Disputes between members of limited liability companies can get messy fast. A recent decision by the Illinois Appellate Court for the First District illustrates the importance of treating the limited liability company as a separate entity in disputes between members. The attorney-client privilege may hang in the balance.

In Janousek v. Slotky, 2012 IL App (1st) 113432 (2012), the plaintiff was a forty-percent member of a member-managed limited liability company (the “LLC”) when the individual defendants, a father and son who held the remaining sixty-percent interest, excluded the plaintiff from the LLC and started a competing business. The plaintiff sued the individual defendants and the LLC, both individually and derivatively on behalf of the LLC, claiming breaches of fiduciary duties and violations of the Illinois Limited Liability Company Act (the “Act”) and seeking an accounting.

The individual defendants (improperly) retained one law firm to represent them individually and the LLC in response to the plaintiff’s claims. In this case, the individual defendants retained counsel that purported to represent them and to represent the LLC. The plaintiff sought access to the LLC’s communications with counsel for the defendants. He contended that he was entitled to communications with the LLC’s counsel because he was a member of the LLC. And, since the same counsel also represented the individuals, he contended that they had inherently waived any claim to privilege by seeking individual representation from the LLC’s counsel. A discovery dispute arose after the individual defendants and the LLC refused to produce communications with their attorneys regarding the LLC. The defendants argued that those communications were protected by the attorney-client privilege and that the plaintiff had to establish that he was a member of the limited liability company before he had a right to review those communications. The trial court, after motion practice, ordered the defendants to produce the communications withheld as privileged, finding that the plaintiff had a right to discover those communications to support his claims. The defendants refused to produce the communications, and, instead, chose to take a friendly contempt and have the Appellate Court decide the issue.
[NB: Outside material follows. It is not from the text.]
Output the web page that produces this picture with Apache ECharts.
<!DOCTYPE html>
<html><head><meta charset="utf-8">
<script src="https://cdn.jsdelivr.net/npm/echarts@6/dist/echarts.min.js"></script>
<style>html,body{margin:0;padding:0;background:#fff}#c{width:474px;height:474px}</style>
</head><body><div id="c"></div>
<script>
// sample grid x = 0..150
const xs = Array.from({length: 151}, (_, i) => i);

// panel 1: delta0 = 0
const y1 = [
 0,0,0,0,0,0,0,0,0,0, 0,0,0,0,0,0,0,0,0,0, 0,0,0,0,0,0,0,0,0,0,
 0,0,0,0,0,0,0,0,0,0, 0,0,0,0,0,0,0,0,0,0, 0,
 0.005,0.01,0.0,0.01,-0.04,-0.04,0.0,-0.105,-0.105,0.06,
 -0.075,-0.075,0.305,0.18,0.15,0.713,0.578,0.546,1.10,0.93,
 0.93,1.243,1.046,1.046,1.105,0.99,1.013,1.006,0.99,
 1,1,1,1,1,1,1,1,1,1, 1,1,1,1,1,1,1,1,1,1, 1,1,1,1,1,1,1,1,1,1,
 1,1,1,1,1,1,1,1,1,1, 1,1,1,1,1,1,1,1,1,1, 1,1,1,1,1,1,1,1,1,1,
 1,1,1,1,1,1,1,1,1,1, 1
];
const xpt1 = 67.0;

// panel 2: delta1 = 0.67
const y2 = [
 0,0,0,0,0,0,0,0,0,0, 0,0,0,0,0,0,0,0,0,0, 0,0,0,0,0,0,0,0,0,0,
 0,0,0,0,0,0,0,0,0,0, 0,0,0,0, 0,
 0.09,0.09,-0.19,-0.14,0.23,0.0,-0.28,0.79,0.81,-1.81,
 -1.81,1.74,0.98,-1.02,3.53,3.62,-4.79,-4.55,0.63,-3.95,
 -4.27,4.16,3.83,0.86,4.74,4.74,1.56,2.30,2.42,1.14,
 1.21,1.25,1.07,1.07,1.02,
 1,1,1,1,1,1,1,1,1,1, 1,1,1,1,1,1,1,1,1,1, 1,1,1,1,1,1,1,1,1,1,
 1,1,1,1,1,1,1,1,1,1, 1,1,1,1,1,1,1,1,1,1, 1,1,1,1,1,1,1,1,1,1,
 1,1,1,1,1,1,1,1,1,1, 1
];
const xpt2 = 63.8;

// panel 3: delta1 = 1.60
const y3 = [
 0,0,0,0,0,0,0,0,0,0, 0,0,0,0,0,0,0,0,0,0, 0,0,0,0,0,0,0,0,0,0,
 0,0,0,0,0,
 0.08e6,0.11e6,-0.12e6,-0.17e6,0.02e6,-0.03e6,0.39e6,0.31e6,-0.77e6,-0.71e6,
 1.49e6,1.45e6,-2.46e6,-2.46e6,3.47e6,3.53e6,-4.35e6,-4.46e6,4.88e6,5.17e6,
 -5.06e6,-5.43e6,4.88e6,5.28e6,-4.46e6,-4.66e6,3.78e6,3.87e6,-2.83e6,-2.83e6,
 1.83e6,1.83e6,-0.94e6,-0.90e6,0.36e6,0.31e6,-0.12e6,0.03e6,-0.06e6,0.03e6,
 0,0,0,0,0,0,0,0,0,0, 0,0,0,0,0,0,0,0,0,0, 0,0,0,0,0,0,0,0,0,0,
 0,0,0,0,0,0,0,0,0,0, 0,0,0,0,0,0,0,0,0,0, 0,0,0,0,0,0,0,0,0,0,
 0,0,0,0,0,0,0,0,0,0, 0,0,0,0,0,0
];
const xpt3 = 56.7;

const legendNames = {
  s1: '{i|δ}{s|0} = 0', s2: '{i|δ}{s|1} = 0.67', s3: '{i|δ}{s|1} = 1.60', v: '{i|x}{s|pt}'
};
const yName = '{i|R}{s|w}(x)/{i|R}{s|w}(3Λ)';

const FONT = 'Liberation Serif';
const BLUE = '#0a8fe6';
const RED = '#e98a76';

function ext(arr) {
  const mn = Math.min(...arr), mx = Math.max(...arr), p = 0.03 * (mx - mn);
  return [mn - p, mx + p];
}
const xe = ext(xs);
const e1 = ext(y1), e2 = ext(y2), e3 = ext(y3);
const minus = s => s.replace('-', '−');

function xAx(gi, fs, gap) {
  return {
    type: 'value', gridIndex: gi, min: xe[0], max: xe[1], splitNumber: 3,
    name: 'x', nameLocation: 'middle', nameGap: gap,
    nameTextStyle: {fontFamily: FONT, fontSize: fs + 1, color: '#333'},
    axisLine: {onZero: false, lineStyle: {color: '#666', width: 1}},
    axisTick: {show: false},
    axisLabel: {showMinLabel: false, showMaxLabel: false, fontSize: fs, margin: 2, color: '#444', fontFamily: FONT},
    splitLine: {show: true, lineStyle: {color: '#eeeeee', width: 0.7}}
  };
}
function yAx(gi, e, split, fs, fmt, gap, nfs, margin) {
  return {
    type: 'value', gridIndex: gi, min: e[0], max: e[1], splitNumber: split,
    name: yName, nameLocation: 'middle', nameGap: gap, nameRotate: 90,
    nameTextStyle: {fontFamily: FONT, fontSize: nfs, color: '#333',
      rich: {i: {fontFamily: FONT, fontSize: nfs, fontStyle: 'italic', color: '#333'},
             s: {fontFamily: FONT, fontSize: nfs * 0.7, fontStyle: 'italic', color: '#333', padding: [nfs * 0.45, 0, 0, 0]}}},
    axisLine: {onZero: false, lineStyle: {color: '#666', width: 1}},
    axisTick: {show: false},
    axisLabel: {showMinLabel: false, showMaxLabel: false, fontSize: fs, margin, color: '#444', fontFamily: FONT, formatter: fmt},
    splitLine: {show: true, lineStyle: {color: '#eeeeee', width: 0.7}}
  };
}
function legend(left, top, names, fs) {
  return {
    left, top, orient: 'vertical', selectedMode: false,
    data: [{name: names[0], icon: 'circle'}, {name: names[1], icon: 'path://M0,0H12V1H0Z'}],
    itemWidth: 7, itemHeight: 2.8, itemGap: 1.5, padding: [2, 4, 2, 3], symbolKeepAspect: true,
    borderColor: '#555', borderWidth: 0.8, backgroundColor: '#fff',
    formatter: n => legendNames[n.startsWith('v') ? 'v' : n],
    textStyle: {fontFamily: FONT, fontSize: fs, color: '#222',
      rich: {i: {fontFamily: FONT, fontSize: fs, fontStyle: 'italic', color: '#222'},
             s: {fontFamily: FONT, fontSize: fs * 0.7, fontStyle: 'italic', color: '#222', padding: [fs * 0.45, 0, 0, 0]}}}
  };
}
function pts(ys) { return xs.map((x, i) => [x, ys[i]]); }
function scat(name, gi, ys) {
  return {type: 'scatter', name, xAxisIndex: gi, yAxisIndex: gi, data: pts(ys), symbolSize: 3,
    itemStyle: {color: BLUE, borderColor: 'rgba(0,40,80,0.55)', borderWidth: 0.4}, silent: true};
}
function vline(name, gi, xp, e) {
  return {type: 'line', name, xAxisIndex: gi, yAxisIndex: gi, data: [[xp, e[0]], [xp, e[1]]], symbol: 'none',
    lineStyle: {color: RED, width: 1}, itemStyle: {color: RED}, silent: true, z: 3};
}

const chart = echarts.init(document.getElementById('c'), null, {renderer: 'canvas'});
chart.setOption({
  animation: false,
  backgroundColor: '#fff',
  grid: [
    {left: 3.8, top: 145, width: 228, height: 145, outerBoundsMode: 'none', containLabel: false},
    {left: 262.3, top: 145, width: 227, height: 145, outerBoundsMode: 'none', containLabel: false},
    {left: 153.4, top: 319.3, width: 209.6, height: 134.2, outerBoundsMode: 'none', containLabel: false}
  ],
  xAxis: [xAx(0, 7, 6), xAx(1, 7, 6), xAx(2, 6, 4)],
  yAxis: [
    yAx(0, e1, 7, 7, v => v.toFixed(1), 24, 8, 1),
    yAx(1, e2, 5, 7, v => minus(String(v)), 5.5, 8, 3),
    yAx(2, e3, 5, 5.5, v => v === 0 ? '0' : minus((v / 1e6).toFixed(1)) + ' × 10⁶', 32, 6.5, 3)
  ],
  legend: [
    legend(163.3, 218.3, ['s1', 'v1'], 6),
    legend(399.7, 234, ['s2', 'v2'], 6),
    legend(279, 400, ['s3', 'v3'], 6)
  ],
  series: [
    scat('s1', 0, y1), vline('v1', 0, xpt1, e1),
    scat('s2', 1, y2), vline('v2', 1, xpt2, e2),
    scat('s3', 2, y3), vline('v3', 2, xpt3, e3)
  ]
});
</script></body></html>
The Appellate Court noted that the attorney-client privilege is an exception to Illinois’ policy of broad discovery and only applies if the communications were expressly made privileged or the party claiming privilege reasonably believed that the communications would be kept confidential. The Appellate Court further noted that both the LLC’s operating agreement and the Act granted all members of the LLC the right to review the LLC’s records and that the Act even granted former members the right to review records in certain circumstances. The Court concluded that, in light of the fact that the plaintiff had a contractual and statutory right to review the LLC’s records, the individual defendants could not have reasonably believed that communications with their attorneys regarding the LLC would be kept confidential.

The Court held that the plaintiff had the right to review all of the LLC’s records in discovery and that such records included communications between the individual defendants and their attorneys. The Court also held that the communications were not privileged because the individual defendants and the LLC were being defended by the same attorneys. The Court concluded that the individual defendants could not have reasonably believed that communications with their attorneys regarding the LLC would be kept confidential because their attorneys simultaneously represented the LLC in the same dispute.

For limited liability company members and managers, the take away from the Appellate Court’s decision is to remember that a limited liability company is a separate legal entity apart from its members. Always observe formalities. If a dispute between members arises, retain separate counsel to defend the limited liability company and never use limited liability company funds to pay for the defense of a member.